Ik wil ten slotte opmerken dat de wet van 1999 geen enkele invloed heeft op de vraag naar de eventuele terugbetaling van verrichtingen door niet-conventionele beoefenaars. De wet wil alleen de voorwaarden vastleggen om deze praktijken uit te oefenen. Sommige ziekenfondsen mogen dan al in het kader van de aanvullende verzekering tot een bepaalde terugbetaling van deze verrichtingen overgaan, in het kader van de verplichte verzekering worden ze vandaag niet terugbetaald, behalve wanneer ze uitgaan van een geneesheer, die er dan ook de therapeutische verantwoordelijkheid voor draagt. Een wijziging van deze regelgeving is in dit stadium niet aan de orde, maar het is zonneklaar dat alleen een regering met volle bevoegdheid een dergelijke beslissing kan nemen.
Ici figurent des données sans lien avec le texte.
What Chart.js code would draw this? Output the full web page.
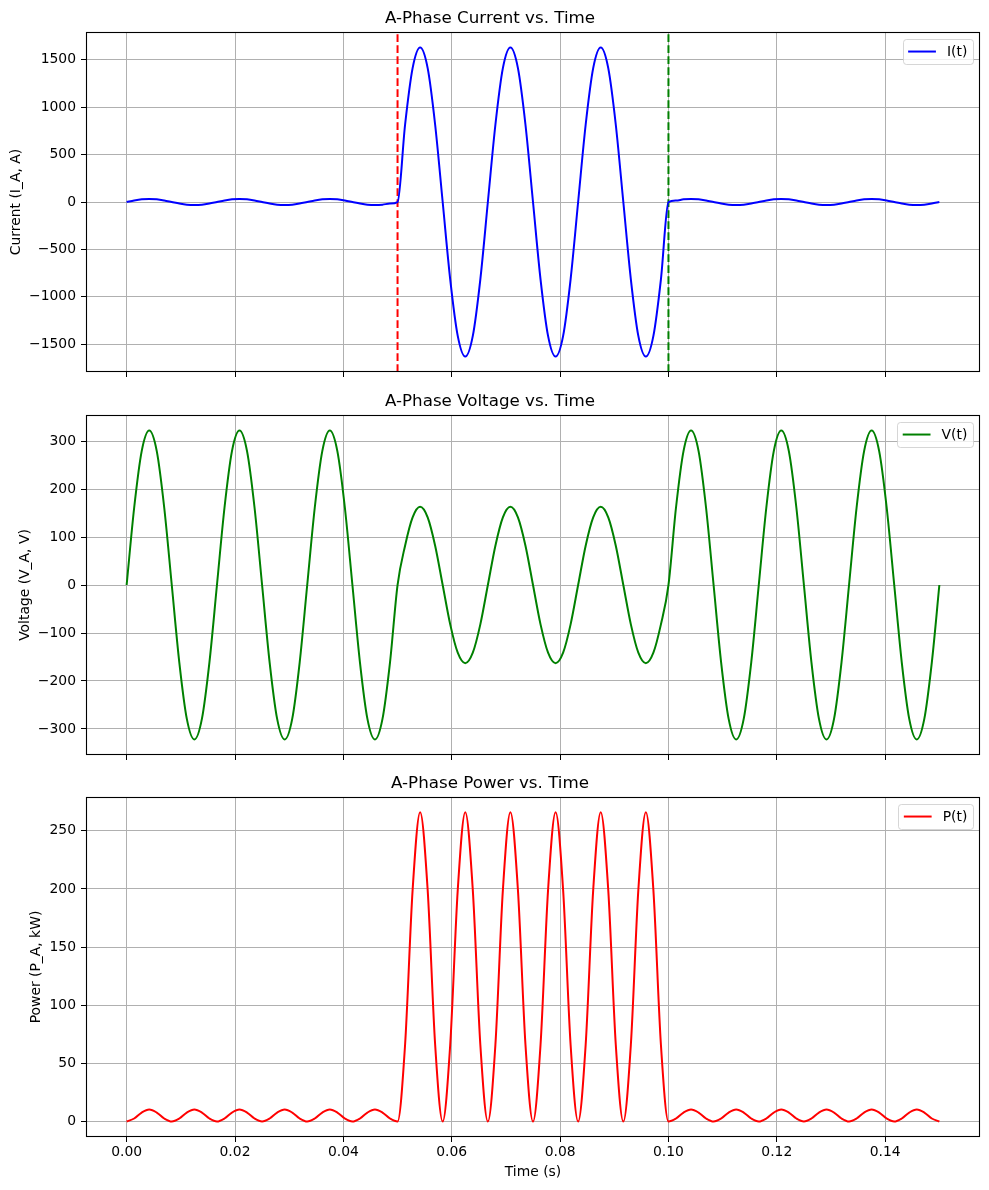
<!DOCTYPE html>
<html>
<head>
<meta charset="utf-8">
<script src="https://cdn.jsdelivr.net/npm/chart.js@4.4.0/dist/chart.umd.min.js"></script>
<style>
  html, body { margin: 0; padding: 0; background: #fff; }
  #fig { position: relative; width: 989px; height: 1190px; }
  #fig canvas { position: absolute; left: 0; }
</style>
</head>
<body>
<div id="fig">
  <canvas id="currentChart" width="989" height="400" style="top:0"></canvas>
  <canvas id="voltageChart" width="989" height="400" style="top:383px"></canvas>
  <canvas id="powerChart" width="989" height="425" style="top:765px"></canvas>
</div>
<script>
// sample times (s)
const time = [
  0, 0.00139, 0.00278, 0.00417, 0.00556, 0.00694, 0.00833, 0.00972, 0.01111, 0.0125, 0.01389, 0.01528,
  0.01667, 0.01806, 0.01944, 0.02083, 0.02222, 0.02361, 0.025, 0.02639, 0.02778, 0.02917, 0.03056, 0.03194,
  0.03333, 0.03472, 0.03611, 0.0375, 0.03889, 0.04028, 0.04167, 0.04306, 0.04444, 0.04583, 0.04722, 0.04861,
  0.05, 0.05139, 0.05278, 0.05417, 0.05556, 0.05694, 0.05833, 0.05972, 0.06111, 0.0625, 0.06389, 0.06528,
  0.06667, 0.06806, 0.06944, 0.07083, 0.07222, 0.07361, 0.075, 0.07639, 0.07778, 0.07917, 0.08056, 0.08194,
  0.08333, 0.08472, 0.08611, 0.0875, 0.08889, 0.09028, 0.09167, 0.09306, 0.09444, 0.09583, 0.09722, 0.09861,
  0.1, 0.10139, 0.10278, 0.10417, 0.10556, 0.10694, 0.10833, 0.10972, 0.11111, 0.1125, 0.11389, 0.11528,
  0.11667, 0.11806, 0.11944, 0.12083, 0.12222, 0.12361, 0.125, 0.12639, 0.12778, 0.12917, 0.13056, 0.13194,
  0.13333, 0.13472, 0.13611, 0.1375, 0.13889, 0.14028, 0.14167, 0.14306, 0.14444, 0.14583, 0.14722, 0.14861,
  0.15
];

// I_A (A)
const current = [
  0, 16, 28, 32, 28, 16, 0, -16, -28, -32, -28, -16,
  0, 16, 28, 32, 28, 16, 0, -16, -28, -32, -28, -16,
  0, 16, 28, 32, 28, 16, 0, -16, -28, -32, -28, -16,
  0, 815, 1412, 1630, 1412, 815, 0, -815, -1412, -1630, -1412, -815,
  0, 815, 1412, 1630, 1412, 815, 0, -815, -1412, -1630, -1412, -815,
  0, 815, 1412, 1630, 1412, 815, 0, -815, -1412, -1630, -1412, -815,
  0, 16, 28, 32, 28, 16, 0, -16, -28, -32, -28, -16,
  0, 16, 28, 32, 28, 16, 0, -16, -28, -32, -28, -16,
  0, 16, 28, 32, 28, 16, 0, -16, -28, -32, -28, -16,
  0
];

// V_A (V)
const voltage = [
  0, 161, 279, 322, 279, 161, 0, -161, -279, -322, -279, -161,
  0, 161, 279, 322, 279, 161, 0, -161, -279, -322, -279, -161,
  0, 161, 279, 322, 279, 161, 0, -161, -279, -322, -279, -161,
  0, 82, 141, 163, 141, 82, 0, -82, -141, -163, -141, -82,
  0, 82, 141, 163, 141, 82, 0, -82, -141, -163, -141, -82,
  0, 82, 141, 163, 141, 82, 0, -82, -141, -163, -141, -82,
  0, 161, 279, 322, 279, 161, 0, -161, -279, -322, -279, -161,
  0, 161, 279, 322, 279, 161, 0, -161, -279, -322, -279, -161,
  0, 161, 279, 322, 279, 161, 0, -161, -279, -322, -279, -161,
  0
];

// P_A (kW)
const power = [
  0, 2.6, 7.7, 10.3, 7.7, 2.6, 0, 2.6, 7.7, 10.3, 7.7, 2.6,
  0, 2.6, 7.7, 10.3, 7.7, 2.6, 0, 2.6, 7.7, 10.3, 7.7, 2.6,
  0, 2.6, 7.7, 10.3, 7.7, 2.6, 0, 2.6, 7.7, 10.3, 7.7, 2.6,
  0, 66, 199, 266, 199, 66, 0, 66, 199, 266, 199, 66,
  0, 66, 199, 266, 199, 66, 0, 66, 199, 266, 199, 66,
  0, 66, 199, 266, 199, 66, 0, 66, 199, 266, 199, 66,
  0, 2.6, 7.7, 10.3, 7.7, 2.6, 0, 2.6, 7.7, 10.3, 7.7, 2.6,
  0, 2.6, 7.7, 10.3, 7.7, 2.6, 0, 2.6, 7.7, 10.3, 7.7, 2.6,
  0, 2.6, 7.7, 10.3, 7.7, 2.6, 0, 2.6, 7.7, 10.3, 7.7, 2.6,
  0
];

const faultStart = 0.05;
const faultEnd = 0.1;

const timeTicks = [0, 0.02, 0.04, 0.06, 0.08, 0.1, 0.12, 0.14];
const currentTicks = [-1500, -1000, -500, 0, 500, 1000, 1500];
const voltageTicks = [-300, -200, -100, 0, 100, 200, 300];
const powerTicks = [0, 50, 100, 150, 200, 250];

const timeRange = [-0.0075, 0.1575];
const currentRange = [-1793, 1793];
const voltageRange = [-354.2, 354.2];
const powerRange = [-13.3, 279];

const FONT = 'DejaVu Sans';
const tickFont = { family: FONT, size: 13.9 };
const titleFont = { family: FONT, size: 16.7, weight: 'normal' };
const gridColor = '#b0b0b0';

Chart.defaults.color = '#000';
Chart.defaults.font.family = FONT;
Chart.defaults.devicePixelRatio = 1;

const minus = v => String(v).replace('-', '\u2212');

// full axes box + matplotlib-style legend
const framePlugin = {
  id: 'frame',
  afterDatasetsDraw(chart) {
    const { ctx, chartArea: a } = chart;
    ctx.save();
    ctx.strokeStyle = '#000';
    ctx.lineWidth = 1.1;
    ctx.strokeRect(Math.round(a.left) + 0.5, Math.round(a.top) + 0.5,
      Math.round(a.right - a.left) - 1, Math.round(a.bottom - a.top) - 1);

    const ds = chart.data.datasets.find(d => d.inLegend);
    if (ds) {
      ctx.font = '13.9px "' + FONT + '"';
      const tw = ctx.measureText(ds.label).width;
      const pad = 5.6, handle = 27.8, gap = 11.1, h = 25;
      const w = pad + handle + gap + tw + pad;
      const x = a.right - 7 - w, y = a.top + 7;
      ctx.beginPath();
      ctx.roundRect(Math.round(x) + 0.5, Math.round(y) + 0.5, Math.round(w), h, 3);
      ctx.fillStyle = 'rgba(255,255,255,0.8)';
      ctx.fill();
      ctx.strokeStyle = 'rgba(204,204,204,0.8)';
      ctx.lineWidth = 1;
      ctx.stroke();
      ctx.beginPath();
      ctx.moveTo(x + pad, y + h / 2);
      ctx.lineTo(x + pad + handle, y + h / 2);
      ctx.strokeStyle = ds.borderColor;
      ctx.lineWidth = 2;
      ctx.stroke();
      ctx.fillStyle = '#000';
      ctx.textBaseline = 'middle';
      ctx.textAlign = 'left';
      ctx.fillText(ds.label, x + pad + handle + gap, y + h / 2 + 0.5);
    }
    ctx.restore();
  }
};

function series(values, label, color) {
  return {
    label,
    inLegend: true,
    data: time.map((t, i) => ({ x: t, y: values[i] })),
    borderColor: color,
    backgroundColor: color,
    borderWidth: 2,
    pointRadius: 0,
    fill: false,
    cubicInterpolationMode: 'monotone'
  };
}

function vline(x, range, color) {
  return {
    label: '',
    data: [{ x, y: range[0] }, { x, y: range[1] }],
    borderColor: color,
    borderWidth: 2,
    borderDash: [7.7, 3.3],
    pointRadius: 0,
    fill: false
  };
}

function scales(yRange, yTicks, yTitle, yTitlePad, showX, xHeight) {
  return {
    x: {
      type: 'linear',
      min: timeRange[0],
      max: timeRange[1],
      afterBuildTicks: s => { s.ticks = timeTicks.map(v => ({ value: v })); },
      afterFit: s => { s.height = xHeight; },
      grid: { color: gridColor, lineWidth: 1, drawTicks: true, tickLength: 5, tickColor: '#000', tickWidth: 1 },
      border: { display: false },
      ticks: { display: showX, font: tickFont, padding: 2, maxRotation: 0, autoSkip: false,
        callback: v => v.toFixed(2) },
      title: { display: showX, text: 'Time (s)', font: tickFont, padding: { top: 0, bottom: 9 } }
    },
    y: {
      min: yRange[0],
      max: yRange[1],
      afterBuildTicks: s => { s.ticks = yTicks.map(v => ({ value: v })); },
      afterFit: s => { s.width = 86; },
      grid: { color: gridColor, lineWidth: 1, drawTicks: true, tickLength: 5, tickColor: '#000', tickWidth: 1 },
      border: { display: false },
      ticks: { font: tickFont, padding: 5, callback: v => minus(v) },
      title: { display: true, text: yTitle, font: tickFont, padding: { top: yTitlePad, bottom: 0 } }
    }
  };
}

function make(id, title, datasets, scaleOpts) {
  return new Chart(document.getElementById(id), {
    type: 'line',
    data: { datasets },
    options: {
      responsive: false,
      animation: false,
      layout: { padding: { left: 0, right: 9, top: 0, bottom: 0 } },
      plugins: {
        legend: { display: false },
        tooltip: { enabled: false },
        title: { display: true, text: title, font: titleFont, color: '#000', padding: { top: 9, bottom: 3 } }
      },
      scales: scaleOpts
    },
    plugins: [framePlugin]
  });
}

make('currentChart', 'A-Phase Current vs. Time',
  [series(current, 'I(t)', '#0000ff'),
   vline(faultStart, currentRange, '#ff0000'),
   vline(faultEnd, currentRange, '#008000')],
  scales(currentRange, currentTicks, 'Current (I_A, A)', 7.7, false, 28));

make('voltageChart', 'A-Phase Voltage vs. Time',
  [series(voltage, 'V(t)', '#008000')],
  scales(voltageRange, voltageTicks, 'Voltage (V_A, V)', 16.7, false, 28));

make('powerChart', 'A-Phase Power vs. Time',
  [series(power, 'P(t)', '#ff0000')],
  scales(powerRange, powerTicks, 'Power (P_A, kW)', 27.7, true, 53));
</script>
</body>
</html>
L'histoire n'est donc pas terminée.

Mevrouw Mieke Vogels (Groen!). - U hebt inderdaad duidelijk gemaakt dat het laatste woord over de toekomst van de alternatieve geneeswijzen nog niet is gezegd en dat het onderwerp niet in lopende zaken kan worden geregeld. Het is dus wachten op een nieuwe regering. Ik roep alle partijen die de komende dagen bij de formateur hun opwachting maken dan ook op een hoofdstuk alternatieve geneeswijzen mee te nemen om in het volgende regeerakkoord te zetten. Ik zal dat alvast aan mijn partij vragen.

M. Gérard Deprez (MR). - Avec beaucoup de subtilité, la ministre nous a redit les difficultés de mise en oeuvre de la loi Colla et a admis, par ailleurs, son incapacité à répondre à certaines questions, n'étant pas habilitée à changer la législation. C'était un excellent numéro d'équilibriste.

Je rejoindrai donc Mme Vogels en vous priant, vous qui appartenez à un des grands partis de ce pays, de faire pression sur vos amis pour qu'ils aboutissent le plus rapidement possible à autre chose qu'un gouvernement en affaires courantes.